= Information shown =

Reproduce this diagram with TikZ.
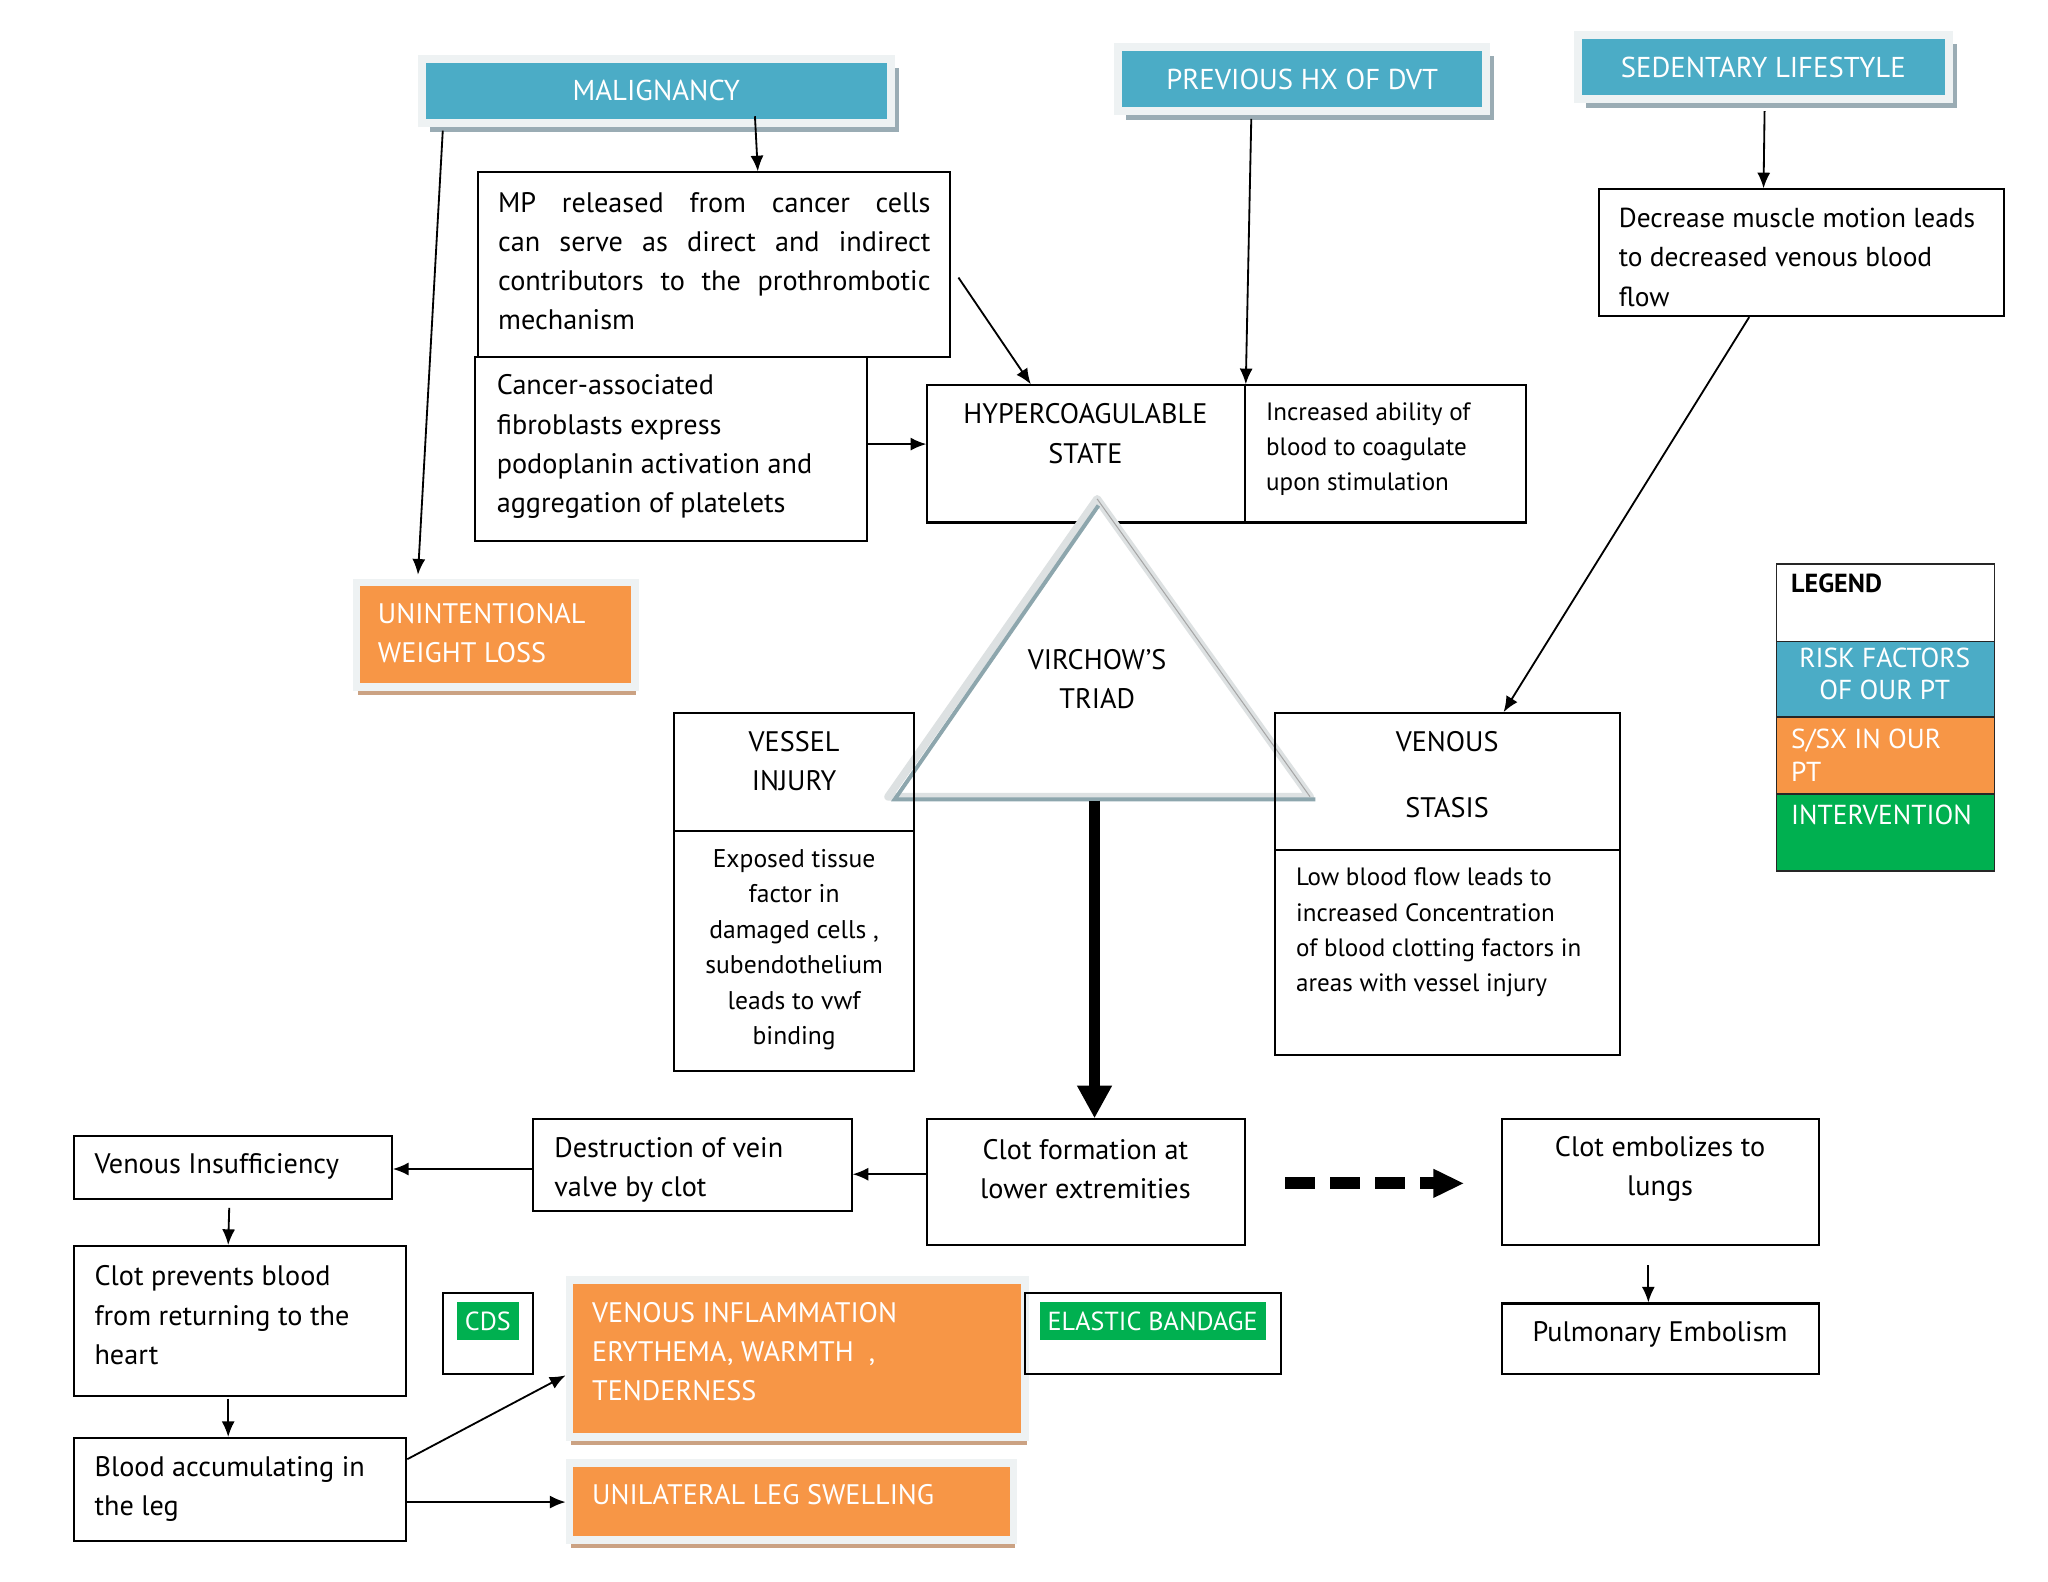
\documentclass[tikz,border=0pt]{standalone}
\usepackage{fontspec}
\setmainfont{PT Sans}
\usetikzlibrary{arrows.meta,calc,fit,shadows}

\definecolor{riskblue}{HTML}{4BACC6}
\definecolor{ssxorange}{HTML}{F79646}
\definecolor{intgreen}{HTML}{00B050}
\definecolor{framegray}{HTML}{EEF2F3}
\definecolor{blueshadow}{HTML}{9AACB4}
\definecolor{orangeshadow}{HTML}{CBA283}
\definecolor{triline}{HTML}{8DA6AD}

\tikzset{
	box/.style={draw=black, line width=0.8pt, inner sep=0pt},
	riskbox/.style={fill=riskblue, draw=framegray, line width=3pt, inner sep=0pt,
		drop shadow={shadow xshift=3pt, shadow yshift=-3.5pt, fill=blueshadow, opacity=1}},
	ssxbox/.style={fill=ssxorange, draw=framegray, line width=3pt, inner sep=0pt,
		drop shadow={shadow xshift=0.5pt, shadow yshift=-3pt, fill=orangeshadow, opacity=1}},
	intlabel/.style={fill=intgreen, inner sep=0pt},
	legrow/.style={draw=black!85, line width=0.6pt, inner sep=0pt},
	htxt/.style={inner sep=0pt, text=white, font=\fontsize{11}{14}\selectfont},
	gtxt/.style={inner sep=0pt, text=white, font=\fontsize{10}{12}\selectfont},
	mtxt/.style={inner sep=0pt, align=left, font=\fontsize{10.8}{15}\selectfont},
	stxt/.style={inner sep=0pt, align=left, font=\fontsize{9.6}{13.5}\selectfont},
	otxt/.style={mtxt, text=white},
	ltxt/.style={inner sep=0pt, align=left, text=white, font=\fontsize{10.5}{12.5}\selectfont},
	arr/.style={-{Latex[length=6pt,width=5pt]}, line width=0.7pt},
}

\begin{document}
\begin{tikzpicture}[x=0.5pt,y=-0.5pt]
	\fill[white] (0,0) rectangle (1568,1211);
	\useasboundingbox (0,0) rectangle (1568,1211);

	%risk factors
	\node[riskbox, fit={(323,45) (682,94)}] (malig) {};
	\node[htxt] at (malig.center) {MALIGNANCY};
	\node[riskbox, fit={(856,36) (1138,85)}] (dvt) {};
	\node[htxt] at (dvt.center) {PREVIOUS HX OF DVT};
	\node[riskbox, fit={(1208,27) (1492,76)}] (sed) {};
	\node[htxt] at (sed.center) {SEDENTARY LIFESTYLE};

	%hypercoagulable branch
	\node[box, fit={(366,132) (727,273)}] (mp) {};
	\node[mtxt, anchor=west, text width=165.5pt, align=justify] at (381,200)
		{\hyphenpenalty=10000 MP released from cancer cells\linebreak can serve as direct and indirect\linebreak contributors to the prothrombotic\linebreak mechanism};
	\node[box, fit={(364,273) (664,414)}] (canc) {};
	\node[mtxt, anchor=west] at (380,342) {Cancer-associated\\fibroblasts express\\podoplanin activation and\\aggregation of platelets};

	\node[box, fit={(710,295) (953,400)}] (hyper) {};
	\node[mtxt, align=center] at (831,332) {HYPERCOAGULABLE\\STATE};
	\node[box, fit={(953,295) (1168,400)}] (incr) {};
	\node[stxt, anchor=west] at (969,344) {Increased ability of\\blood to coagulate\\upon stimulation};

	\node[box, fit={(1224,145) (1534,242)}] (dec) {};
	\node[mtxt, anchor=west, font=\fontsize{10.5}{15}\selectfont] at (1239,197) {Decrease muscle motion leads\\to decreased venous blood\\flow};

	%weight loss
	\node[ssxbox, fit={(273,446) (486,526)}] (wloss) {};
	\node[otxt, anchor=west] at (289,485) {UNINTENTIONAL\\WEIGHT LOSS};

	%triad
	\coordinate (tA) at (840,382);
	\coordinate (tL) at (680,610);
	\coordinate (tR) at (1003,610);
	\coordinate (tB) at (838,613);
	\fill[white] (tA) -- (tR) -- (tL) -- cycle;
	\draw[framegray!85!gray, line width=3pt, line join=round] (tA) -- (tR) -- (tL) -- cycle;
	\draw[triline, line width=1.5pt, line join=miter] ($(tA)+(1,5)$) -- ($(tL)+(5,2)$) -- ($(tR)+(4,2)$);
	\draw[gray!70, line width=0.4pt] (tA) -- (tR);
	\node[mtxt, align=center] (triad) at (840,520) {VIRCHOW'S\\TRIAD};

	%vessel injury / venous stasis
	\node[box, fit={(516,546) (700,636)}] (vtop) {};
	\node[mtxt, align=center] at (608,583) {VESSEL\\INJURY};
	\node[box, fit={(516,636) (700,820)}] (vbot) {};
	\node[stxt, align=center, font=\fontsize{9.8}{13.6}\selectfont] at (608,727) {Exposed tissue\\factor in\\damaged cells ,\\subendothelium\\leads to vwf\\binding};
	\node[box, fit={(976,546) (1240,651)}] (stop) {};
	\node[mtxt, align=center, font=\fontsize{10.8}{25}\selectfont] at (1108,593) {VENOUS\\STASIS};
	\node[box, fit={(976,651) (1240,808)}] (sbot) {};
	\node[stxt, anchor=west] at (992,714) {Low blood flow leads to\\increased Concentration\\of blood clotting factors in\\areas with vessel injury};

	%legend
	\node[legrow, fit={(1360,432) (1527,491)}] (leg) {};
	\node[anchor=west, inner sep=0pt, font=\fontsize{10}{12}\selectfont\bfseries] at (1371,447) {LEGEND};
	\node[legrow, fill=riskblue, fit={(1360,491) (1527,549)}] (legrisk) {};
	\node[ltxt, align=center] at (1443,516) {RISK FACTORS\\OF OUR PT};
	\node[legrow, fill=ssxorange, fit={(1360,549) (1527,608)}] (legssx) {};
	\node[ltxt, anchor=west] at (1371,578) {S/SX IN OUR\\PT};
	\node[legrow, fill=intgreen, fit={(1360,608) (1527,667)}] (legint) {};
	\node[ltxt, anchor=west] at (1371,624) {INTERVENTION};

	%clot and consequences
	\node[box, fit={(710,857) (953,953)}] (clot) {};
	\node[mtxt, align=center] at (831,895) {Clot formation at\\lower extremities};
	\node[box, fit={(408,857) (652,927)}] (destr) {};
	\node[mtxt, anchor=west] at (424,896) {Destruction of vein\\valve by clot};
	\node[box, fit={(57,870) (300,918)}] (vins) {};
	\node[mtxt, anchor=west] at (72,893) {Venous Insufficiency};
	\node[box, fit={(57,954) (311,1069)}] (prevent) {};
	\node[mtxt, anchor=west] at (72,1007) {Clot prevents blood\\from returning to the\\heart};
	\node[box, fit={(57,1101) (311,1180)}] (accum) {};
	\node[mtxt, anchor=west] at (72,1140) {Blood accumulating in\\the leg};

	\node[box, fit={(339,990) (408,1052)}] (cds) {};
	\node[intlabel, fit={(350,997) (397,1026)}] (cdslab) {};
	\node[gtxt] at (cdslab.center) {CDS};
	\node[ssxbox, fit={(436,980) (785,1100)}] (infl) {};
	\node[otxt, anchor=west] at (453,1035) {VENOUS INFLAMMATION\\ERYTHEMA, WARMTH\ \ ,\\TENDERNESS};
	\node[box, fit={(785,990) (981,1052)}] (elastic) {};
	\node[intlabel, fit={(796,997) (969,1026)}] (elasticlab) {};
	\node[gtxt] at (elasticlab.center) {ELASTIC BANDAGE};
	\node[ssxbox, fit={(436,1120) (776,1179)}] (swell) {};
	\node[otxt, anchor=west] at (453,1144) {UNILATERAL LEG SWELLING};

	\node[box, fit={(1150,857) (1393,953)}] (emb) {};
	\node[mtxt, align=center] at (1271,895) {Clot embolizes to\\lungs};
	\node[box, fit={(1150,998) (1393,1052)}] (pe) {};
	\node[mtxt, align=center] at (1271,1022) {Pulmonary Embolism};

	%arrows
	\draw[arr] ($(malig.south west)+(19,3)$) -- ($(wloss.north west)+(50,-3)$);
	\draw[arr] ($(malig.south west)+(258,-8)$) -- ($(mp.north west)+(215,0)$);
	\draw[arr] ($(mp.east)+(6,10)$) -- ($(hyper.north west)+(80,0)$);
	\draw[arr] ($(canc.east)+(0,-3.5)$) -- ($(hyper.west)+(0,-7.5)$);
	\draw[arr] ($(dvt.south)+(-39,3)$) -- (hyper.north east);
	\draw[arr] ($(sed.south)+(1,6)$) -- ($(dec.north west)+(127,0)$);
	\draw[arr] ($(dec.south west)+(116,0)$) -- ($(stop.north west)+(176,0)$);

	\draw[line width=4.5pt, -{Triangle[length=12.5pt,width=12.5pt]}] (tB) -- (tB |- clot.north);
	\coordinate (dashA) at (984,906);
	\coordinate (dashB) at (1121,906);
	\draw[line width=4.5pt, dash pattern=on 11.25pt off 6pt, -{Triangle[length=11.75pt,width=10.2pt]}] (dashA) -- (dashB);

	\draw[arr] ($(clot.west)+(0,-6)$) -- ($(destr.east)+(0,7)$);
	\draw[arr] ($(destr.west)+(0,3)$) -- ($(vins.east)+(0,1)$);
	\draw[arr] ($(vins.south)+(-3,6)$) -- ($(prevent.north west)+(118.5,0)$);
	\draw[arr] ($(prevent.south west)+(118.5,1)$) -- ($(accum.north west)+(118.5,0)$);
	\draw[arr] ($(accum.north east)+(0,17)$) -- ($(infl.west)+(0,13)$);
	\draw[arr] ($(accum.east)+(0,9.5)$) -- ($(swell.west)+(0,0.5)$);
	\draw[arr] ($(emb.south)+(-9.5,15)$) -- ($(pe.north)+(-9.5,0)$);
\end{tikzpicture}
\end{document}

= Given instruction =
Tally every line of the listing that holds the string "with", then give the number by itself.

= Final result =
2